Tower Crane Safety Requirements and Precautions
Most tower crane accidents trace back to a small number of recurring causes: overloading, poor ground or foundation conditions, wind exceeding operating limits, and inadequate operator training. None of these are hard to prevent on paper, which is why enforcement matters more than the rules themselves.
Core Safety Practices
- Daily pre-operation inspection of wire ropes, brakes, limit switches, and slewing mechanisms
- Wind speed monitoring, with defined thresholds for suspending lifts and securing the jib
- Load charts posted and followed for every lift, not just the heaviest ones
- Certified operators and riggers, with clear signal communication protocols
- Scheduled structural inspections of the mast and foundation, especially after climbing operations
Regulatory bodies in most major markets require a documented inspection and maintenance log for each crane, and this record is typically what insurers and site auditors ask for first after any incident.
Tower Cranes in High-Rise Building Construction
On a high-rise project, the tower crane isn't just lifting equipment — it's often the pacing item for the entire schedule, since formwork, rebar, and structural elements all move through the crane before floors above ground level can proceed.
Internal climbing cranes, which climb inside the building's core using a climbing frame anchored to completed floors, are common on very tall buildings because they don't need a tie-in to the outside of the structure. External climbing cranes, tied to the building's exterior at intervals, remain the more common choice for standard high-rise work where floor plates allow for a core opening or perimeter tie.

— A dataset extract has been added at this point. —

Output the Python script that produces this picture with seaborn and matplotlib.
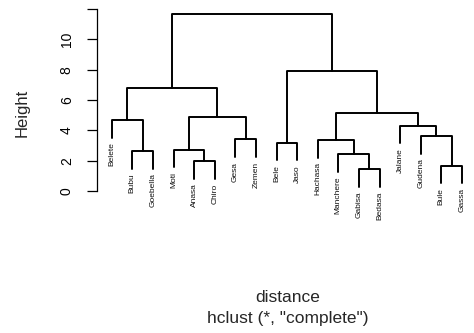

Crane placement on high-rise sites is usually decided before the foundation design is finalized, since the crane's base loads and tie-in points feed directly into the structural engineering of the building itself.
How to Select the Right Tower Crane for a Project
Selection comes down to matching crane type and specification to four project variables, in roughly this order of priority:
- Site constraints — available footprint, proximity to other structures, and airspace restrictions, which often rule out hammerhead cranes in favor of luffing jib models
- Building height and duration — short, low-rise projects favor self-erecting cranes; long, tall projects favor climbing hammerhead or luffing jib cranes
- Heaviest and furthest lift — the tip load and maximum capacity requirements drawn from the heaviest precast, steel, or mechanical component on the project
- Foundation and ground conditions — soil bearing capacity and existing basement structures can rule out certain base configurations entirely
Getting this sequence backwards — picking a crane on capacity alone before checking site constraints — is one of the more common and costly planning mistakes on construction projects, often forcing a late substitution after the crane is already on order.